SHORT PROBLEM. In the material below, please retype the lines from the very first through the one with "5, 5, 6, 6, 6]", exactly and without pictures.

┄┄┄┄┄┄

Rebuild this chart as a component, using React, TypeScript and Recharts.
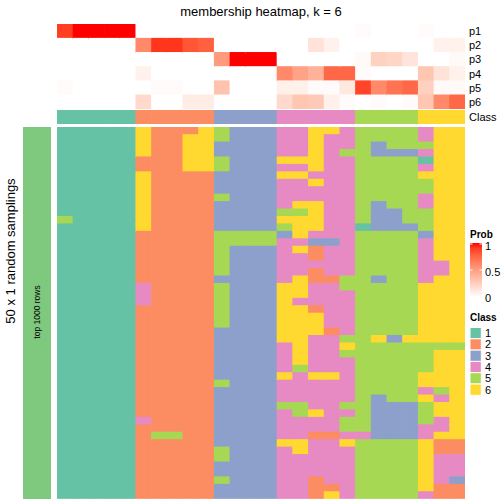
import { BarChart, Bar, XAxis, YAxis } from 'recharts'

// class of each of the 26 columns (the "Class" annotation row)
const columnClass = [1, 1, 1, 1, 1, 2, 2, 2, 2, 2, 3, 3, 3, 3, 4, 4, 4, 4, 4, 5, 5, 5, 5, 6, 6, 6]

const probNames = ['p1', 'p2', 'p3', 'p4', 'p5', 'p6']
const p1 = [0.9, 1, 1, 1, 1, 0, 0, 0, 0, 0, 0, 0, 0, 0, 0, 0, 0, 0, 0, 0.02, 0, 0, 0, 0.02, 0, 0]
const p2 = [0, 0, 0, 0, 0, 0.6, 0.92, 0.92, 0.82, 0.78, 0, 0, 0, 0, 0, 0, 0.15, 0.07, 0, 0, 0, 0, 0, 0, 0.07, 0.07]
const p3 = [0, 0, 0, 0, 0, 0, 0, 0, 0, 0, 0.52, 1, 1, 1, 0, 0, 0, 0, 0, 0.03, 0.24, 0.22, 0.14, 0, 0, 0.03]
const p4 = [0, 0, 0, 0, 0, 0.07, 0, 0, 0, 0, 0, 0, 0, 0, 0.6, 0.48, 0.4, 0.75, 0.75, 0.02, 0, 0, 0, 0.3, 0.15, 0.07]
const p5 = [0.02, 0, 0, 0, 0, 0, 0.02, 0.02, 0, 0, 0.32, 0, 0, 0, 0.08, 0.08, 0.02, 0.02, 0.12, 0.88, 0.6, 0.7, 0.75, 0.25, 0.03, 0.03]
const p6 = [0, 0, 0, 0, 0, 0.2, 0, 0, 0.1, 0.1, 0, 0, 0, 0, 0.2, 0.3, 0.28, 0.08, 0.02, 0, 0.02, 0, 0.02, 0.3, 0.6, 0.75]

// 50 random samplings, one digit (class) per column
const samplings = [
  '11111622265333446645555466',
  '11111622665333446445555466',
  '11111622663333446445355566',
  '11111622663333446455333466',
  '11111222665333666445555166',
  '11111222665333446445555466',
  '11111622223333664445555666',
  '11111622223333446445555566',
  '11111622223333444445555566',
  '11111622225333444445555466',
  '11111622223333466445355466',
  '11111622223333556445335566',
  '51111622223333666445335566',
  '11111622223333566441333566',
  '11111222225555364445555366',
  '11111222225555443345555466',
  '11111222225333462445555466',
  '11111222225333442445555466',
  '11111222225333444445555446',
  '11111222225333442445555446',
  '11111222223333462255355466',
  '11111422225333664455555666',
  '11111422225333664445555666',
  '11111422225333644445555666',
  '11111222225333662445555666',
  '11111222225333666445555666',
  '11111222225333666445555666',
  '11111222223333666245555666',
  '11111222223333664455636666',
  '11111222223333464465555555',
  '11111222223333464455555566',
  '11111222223333464445555566',
  '11111222223333454445555566',
  '11111222223333646645555666',
  '11111222225333444445555666',
  '11111222223333444445555456',
  '11111222223333444445355646',
  '11111222223333554455333566',
  '11111222223333456445333566',
  '11111422223333444455333546',
  '11111222223333444455333446',
  '11111255223333442244333466',
  '11111222223333664465555622',
  '11111222225333464445555622',
  '11111222225333444445555644',
  '11111222223333444445555644',
  '11111222223333444445555644',
  '11111222225333442445555643',
  '11111222223333442245555622',
  '11111222223333442645555422',
]

const classLabels = ['1', '2', '3', '4', '5', '6']
const probTicks = ['1', '0.5', '0']

const classColors: Record<string, string> = {
  '1': '#66C2A5',
  '2': '#FC8D62',
  '3': '#8DA0CB',
  '4': '#E78AC3',
  '5': '#A6D854',
  '6': '#FFD92F',
}

const FONT = '"Liberation Sans", Arial, sans-serif'

// white -> red, interpolated in LAB like colorRamp2
function lin(c: number) {
  c /= 255
  return c <= 0.04045 ? c / 12.92 : Math.pow((c + 0.055) / 1.055, 2.4)
}
function gam(c: number) {
  const v = c <= 0.0031308 ? 12.92 * c : 1.055 * Math.pow(c, 1 / 2.4) - 0.055
  return Math.round(Math.max(0, Math.min(1, v)) * 255)
}
const Xn = 0.95047, Yn = 1, Zn = 1.08883
function toLab(r: number, g: number, b: number) {
  const R = lin(r), G = lin(g), B = lin(b)
  const x = (0.4124 * R + 0.3576 * G + 0.1805 * B) / Xn
  const y = (0.2126 * R + 0.7152 * G + 0.0722 * B) / Yn
  const z = (0.0193 * R + 0.1192 * G + 0.9505 * B) / Zn
  const f = (t: number) => (t > 0.008856 ? Math.cbrt(t) : 7.787 * t + 16 / 116)
  return [116 * f(y) - 16, 500 * (f(x) - f(y)), 200 * (f(y) - f(z))]
}
function fromLab(L: number, a: number, bb: number) {
  const fy = (L + 16) / 116
  const fx = fy + a / 500
  const fz = fy - bb / 200
  const inv = (t: number) => (t ** 3 > 0.008856 ? t ** 3 : (t - 16 / 116) / 7.787)
  const x = inv(fx) * Xn, y = inv(fy) * Yn, z = inv(fz) * Zn
  const R = 3.2406 * x - 1.5372 * y - 0.4986 * z
  const G = -0.9689 * x + 1.8758 * y + 0.0415 * z
  const B = 0.0557 * x - 0.204 * y + 1.057 * z
  return `rgb(${gam(R)},${gam(G)},${gam(B)})`
}
const LOW = toLab(255, 255, 255)
const HIGH = toLab(255, 0, 0)
function probColor(v: number) {
  const t = Math.max(0, Math.min(1, v))
  return fromLab(
    LOW[0] + (HIGH[0] - LOW[0]) * t,
    LOW[1] + (HIGH[1] - LOW[1]) * t,
    LOW[2] + (HIGH[2] - LOW[2]) * t
  )
}

const probs = [p1, p2, p3, p4, p5, p6]

function rowObj(name: string | number) {
  const o: Record<string, any> = { name }
  columnClass.forEach((_, j) => (o['c' + j] = 1))
  return o
}

const mainData = samplings.map((_, i) => rowObj(i))
const probData = probNames.map((n) => rowObj(n))
const classData = [rowObj('Class')]

function Grid({ data, width, height, color }: {
  data: any[]
  width: number
  height: number
  color: (row: number, col: number) => string
}) {
  return (
    <BarChart
      width={width}
      height={height}
      data={data}
      layout="vertical"
      margin={{ top: 0, right: 0, bottom: 0, left: 0 }}
      barCategoryGap={0}
      barGap={0}
    >
      <XAxis type="number" domain={[0, columnClass.length]} hide />
      <YAxis type="category" dataKey="name" hide />
      {columnClass.map((_, j) => (
        <Bar
          key={j}
          dataKey={'c' + j}
          stackId="s"
          isAnimationActive={false}
          shape={(p: any) => {
            // bar heights get truncated to whole pixels; stretch each cell a bit
            // so that neighbouring cells meet without a white seam
            const last = j === columnClass.length - 1
            const bottom = p.index === data.length - 1
            return (
              <rect
                x={p.x}
                y={p.y - 0.3}
                width={p.width + (last ? 0 : 0.7)}
                height={p.height + (bottom ? 0.6 : 1.4)}
                fill={color(p.index, j)}
              />
            )
          }}
        />
      ))}
    </BarChart>
  )
}

export default function App() {
  const left = 57
  const hmWidth = 408
  const gradTop = 243
  const gradBottom = 297
  const boxTop = 327.5
  const boxH = 11.3

  return (
    <div style={{ position: 'absolute', left: 0, top: 0, width: 504, height: 504, background: '#fff', fontFamily: FONT }}>
      <div style={{ position: 'absolute', left, top: 24 }}>
        <Grid data={probData} width={hmWidth} height={85} color={(i, j) => probColor(probs[i][j])} />
      </div>
      <div style={{ position: 'absolute', left, top: 110 }}>
        <Grid data={classData} width={hmWidth} height={14} color={(_, j) => classColors[String(columnClass[j])]} />
      </div>
      <div style={{ position: 'absolute', left, top: 127 }}>
        <Grid data={mainData} width={hmWidth} height={372} color={(i, j) => classColors[samplings[i][j]]} />
      </div>

      {/* left annotation bar */}
      <div style={{ position: 'absolute', left: 23, top: 127 }}>
        <BarChart
          width={28}
          height={372}
          data={[{ name: 'top 1000 rows', v: 1 }]}
          layout="vertical"
          margin={{ top: 0, right: 0, bottom: 0, left: 0 }}
          barCategoryGap={0}
        >
          <XAxis type="number" domain={[0, 1]} hide />
          <YAxis type="category" dataKey="name" hide />
          <Bar dataKey="v" fill="#7FC97F" isAnimationActive={false} />
        </BarChart>
      </div>

      <svg width={504} height={504} style={{ position: 'absolute', left: 0, top: 0, pointerEvents: 'none' }}>
        <defs>
          <linearGradient id="probGrad" x1="0" y1="1" x2="0" y2="0">
            {[0, 0.1, 0.2, 0.3, 0.4, 0.5, 0.6, 0.7, 0.8, 0.9, 1].map((t) => (
              <stop key={t} offset={t} stopColor={probColor(t)} />
            ))}
          </linearGradient>
        </defs>

        <text x={261} y={11} fontSize={13} textAnchor="middle" dominantBaseline="central" fill="#000">
          membership heatmap, k = 6
        </text>

        {probNames.map((n, i) => (
          <text key={n} x={469} y={31 + i * 14.2} fontSize={11} dominantBaseline="central" fill="#000">
            {n}
          </text>
        ))}
        <text x={469} y={117} fontSize={11} dominantBaseline="central" fill="#000">Class</text>

        <text
          x={10}
          y={251}
          fontSize={13}
          textAnchor="middle"
          dominantBaseline="central"
          transform="rotate(-90 10 251)"
          fill="#000"
        >
          50 x 1 random samplings
        </text>
        <text
          x={37}
          y={312}
          fontSize={8.5}
          textAnchor="middle"
          dominantBaseline="central"
          transform="rotate(-90 37 312)"
          fill="#000"
        >
          top 1000 rows
        </text>

        {/* Prob legend */}
        <text x={470} y={234} fontSize={10} fontWeight="bold" dominantBaseline="central" fill="#000">Prob</text>
        <rect x={470} y={gradTop} width={12} height={gradBottom - gradTop} fill="url(#probGrad)" />
        {probTicks.map((t, i) => {
          const y = gradTop + 1 + i * (gradBottom - gradTop - 2) / 2
          return (
            <g key={t}>
              <line x1={470} x2={472.5} y1={y} y2={y} stroke="#fff" strokeWidth={1} />
              <line x1={479.5} x2={482} y1={y} y2={y} stroke="#fff" strokeWidth={1} />
              <text x={485} y={y + 1.5} fontSize={11} dominantBaseline="central" fill="#000">{t}</text>
            </g>
          )
        })}

        {/* Class legend */}
        <text x={470} y={317} fontSize={10} fontWeight="bold" dominantBaseline="central" fill="#000">Class</text>
        {classLabels.map((c, i) => (
          <g key={c}>
            <rect x={470} y={boxTop + i * boxH} width={11.3} height={boxH} fill={classColors[c]} stroke="#fff" strokeWidth={1} />
            <text x={485} y={boxTop + i * boxH + boxH / 2} fontSize={11} dominantBaseline="central" fill="#000">{c}</text>
          </g>
        ))}
      </svg>
    </div>
  )
}
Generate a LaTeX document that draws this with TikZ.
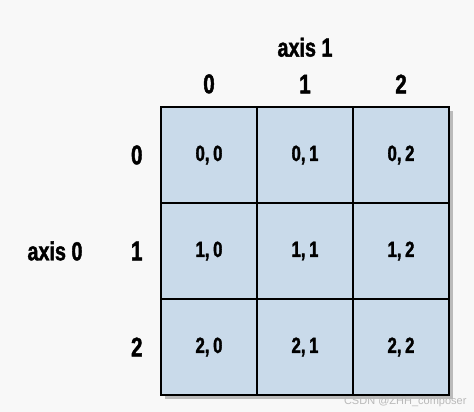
\documentclass[tikz,border=0pt]{standalone}
\usepackage{fontspec}
\newfontfamily\figfont{Liberation Sans Bold}[FakeStretch=0.76, FakeBold=1.6]
\newfontfamily\markfont{Liberation Sans}
\usetikzlibrary{positioning, fit, shadows, backgrounds}
\definecolor{cellcolor}{RGB}{201, 218, 234}
\definecolor{pagecolor}{RGB}{248, 248, 248}

\begin{document}
\begin{tikzpicture}[
    x=1pt, y=1pt,
    cell/.style={draw, line width=2pt, fill=cellcolor, minimum size=96pt,
                 inner sep=0pt, outer sep=0pt, font=\figfont\fontsize{22}{24}\selectfont},
    idx/.style={font=\figfont\fontsize{27}{28}\selectfont},
    axislabel/.style={font=\figfont\fontsize{26}{28}\selectfont}
]
\useasboundingbox (0,0) rectangle (474,412);
% Cells
\foreach \r in {0,1,2}
  \foreach \c in {0,1,2}
    \node[cell] (c\r\c) at (209+96*\c, 257-96*\r) {\r,\,\c};
% Page and shadow behind the grid
\begin{scope}[on background layer]
\fill[pagecolor] (0,0) rectangle (474,412);
\node[fit=(c00)(c22), inner sep=0pt, fill=cellcolor,
      drop shadow={shadow xshift=4pt, shadow yshift=-4pt, opacity=0.5}] (grid) {};
\end{scope}
% Column indices
\foreach \c in {0,1,2}
  \node[idx, above=10pt of c0\c] (col\c) {\c};
% Row indices
\foreach \r in {0,1,2}
  \node[idx, left=15pt of c\r0] (row\r) {\r};
% Axis labels
\node[axislabel, above=11pt of col1] (axis1) {axis 1};
\node[axislabel] (axis0) at (55, 161) {axis 0};
% Watermark
\node[font=\markfont\fontsize{11}{12}\selectfont, text=gray!55, anchor=south east] (mark) at (470, 2) {CSDN @ZHH\_composer};
\end{tikzpicture}
\end{document}
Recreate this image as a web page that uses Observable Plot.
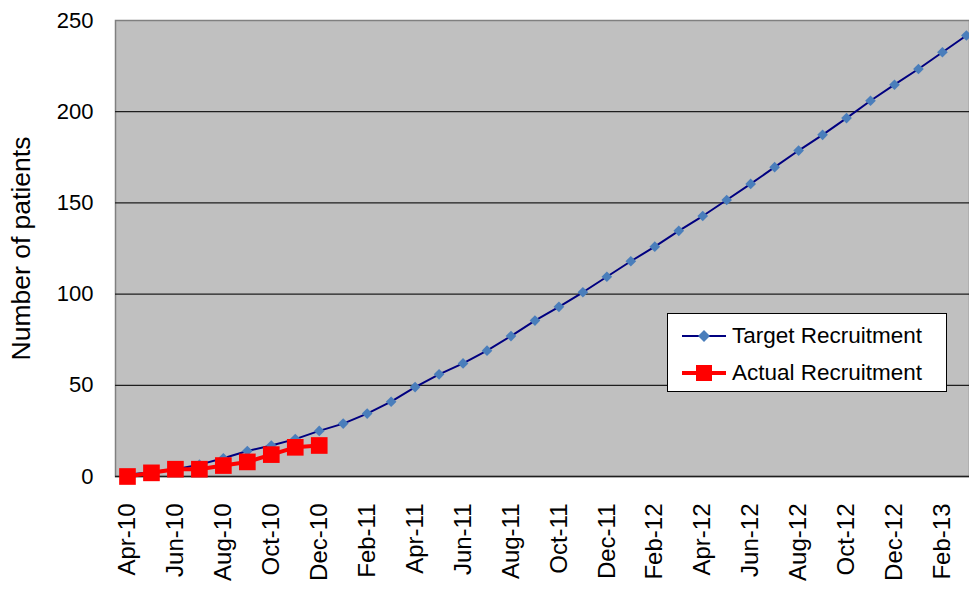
<!DOCTYPE html>
<html><head><meta charset="utf-8">
<script src="https://cdn.jsdelivr.net/npm/d3@7"></script>
<script src="https://cdn.jsdelivr.net/npm/@observablehq/plot@0.6"></script>
<style>
body{margin:0;background:#fff;font-family:"Liberation Sans",Arial,sans-serif;}
#wrap{position:relative;width:969px;height:590px;overflow:hidden;}
#legend{position:absolute;left:667px;top:313px;width:278px;height:77px;background:#fff;border:1px solid #000;font-size:22.5px;color:#000;}
#legend .row{position:absolute;left:0;height:30px;width:100%;}
#legend .row svg{position:absolute;left:14px;top:0;}
#legend .row span{position:absolute;left:64px;top:1px;line-height:28px;white-space:nowrap;}
</style></head><body><div id="wrap"></div>
<script>
const months = ["Apr-10","May-10","Jun-10","Jul-10","Aug-10","Sep-10","Oct-10","Nov-10","Dec-10","Jan-11","Feb-11","Mar-11",
  "Apr-11","May-11","Jun-11","Jul-11","Aug-11","Sep-11","Oct-11","Nov-11","Dec-11","Jan-12","Feb-12","Mar-12",
  "Apr-12","May-12","Jun-12","Jul-12","Aug-12","Sep-12","Oct-12","Nov-12","Dec-12","Jan-13","Feb-13","Mar-13"];
const target = [1,2.5,4,6.5,10,14,17,20.5,25,29,34.5,41,
  49,56,62,69,77,85.5,93,101,109.5,118,126,134.7,
  142.8,151.6,160.4,169.6,178.7,187.3,196.5,206,214.8,223.4,232.6,241.8];
const actual = [0,2,4,4,6,8,12,16,17];
const xTickLabels = ["Apr-10","Jun-10","Aug-10","Oct-10","Dec-10","Feb-11","Apr-11","Jun-11","Aug-11","Oct-11","Dec-11","Feb-12","Apr-12","Jun-12","Aug-12","Oct-12","Dec-12","Feb-13"];
const yTicks = [0,50,100,150,200,250];
const gridValues = [50,100,150,200];

const targetData = target.map((v,i)=>({i, v}));
const actualData = actual.map((v,i)=>({i, v}));
const xTicks = xTickLabels.map(l => months.indexOf(l));

const chart = Plot.plot({
  width: 969, height: 590,
  marginLeft: 115, marginRight: 0, marginTop: 20, marginBottom: 114,
  style: {fontFamily: "'Liberation Sans', Arial, sans-serif", background: "transparent", color: "#000"},
  x: {domain: [-0.5, 35.13]},
  y: {domain: [0, 250]},
  marks: [
    Plot.frame({fill: "#c0c0c0", stroke: "#808080", strokeWidth: 1.5}),
    Plot.ruleY(gridValues, {stroke: "#1e1e1e", strokeWidth: 1.3}),
    Plot.ruleY([0], {stroke: "#1e1e1e", strokeWidth: 1.6}),
    Plot.axisY({ticks: yTicks, tickSize: 0, tickPadding: 22, fontSize: 22, label: null}),
    Plot.axisY({ticks: [], tickSize: 0, fontSize: 26.5,
      label: "Number of patients", labelAnchor: "center", labelArrow: "none", labelOffset: 104}),
    Plot.axisX({ticks: xTicks, tickFormat: i => months[i], tickRotate: -90, tickSize: 0, tickPadding: 27, fontSize: 24, label: null}),
    Plot.line(targetData, {x: "i", y: "v", stroke: "#000080", strokeWidth: 2}),
    Plot.dot(targetData, {x: "i", y: "v", symbol: "diamond2", r: 4.8, fill: "#4a7ebb", stroke: "none"}),
    Plot.line(actualData, {x: "i", y: "v", stroke: "#ff0000", strokeWidth: 4}),
    Plot.dot(actualData, {x: "i", y: "v", symbol: "square", r: 9.4, fill: "#ff0000", stroke: "none"})
  ]
});
const wrap = document.getElementById("wrap");
wrap.appendChild(chart);

const legendItems = [
  {label: "Target Recruitment", stroke: "#000080", sw: 2, fill: "#4a7ebb", shape: "diamond"},
  {label: "Actual Recruitment", stroke: "#ff0000", sw: 4, fill: "#ff0000", shape: "square"}
];
const legend = document.createElement("div");
legend.id = "legend";
legendItems.forEach((it, k) => {
  const row = document.createElement("div");
  row.className = "row";
  row.style.top = (7 + k * 37) + "px";
  const marker = it.shape === "diamond"
    ? `<path d="M22,9 L28,15 L22,21 L16,15 Z" fill="${it.fill}"/>`
    : `<rect x="14" y="7" width="16" height="16" fill="${it.fill}"/>`;
  row.innerHTML = `<svg width="46" height="30"><line x1="0" x2="44" y1="15" y2="15" stroke="${it.stroke}" stroke-width="${it.sw}"/>${marker}</svg><span>${it.label}</span>`;
  legend.appendChild(row);
});
wrap.appendChild(legend);
</script>
</body></html>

┄┄┄┄┄┄

SOLUTION TO THE EXERCISE.
Rebuild this chart as a component, using React, TypeScript and Recharts.
import { BarChart, Bar, XAxis, YAxis } from 'recharts'

// class of each of the 26 columns (the "Class" annotation row)
const columnClass = [1, 1, 1, 1, 1, 2, 2, 2, 2, 2, 3, 3, 3, 3, 4, 4, 4, 4, 4, 5, 5, 5, 5, 6, 6, 6]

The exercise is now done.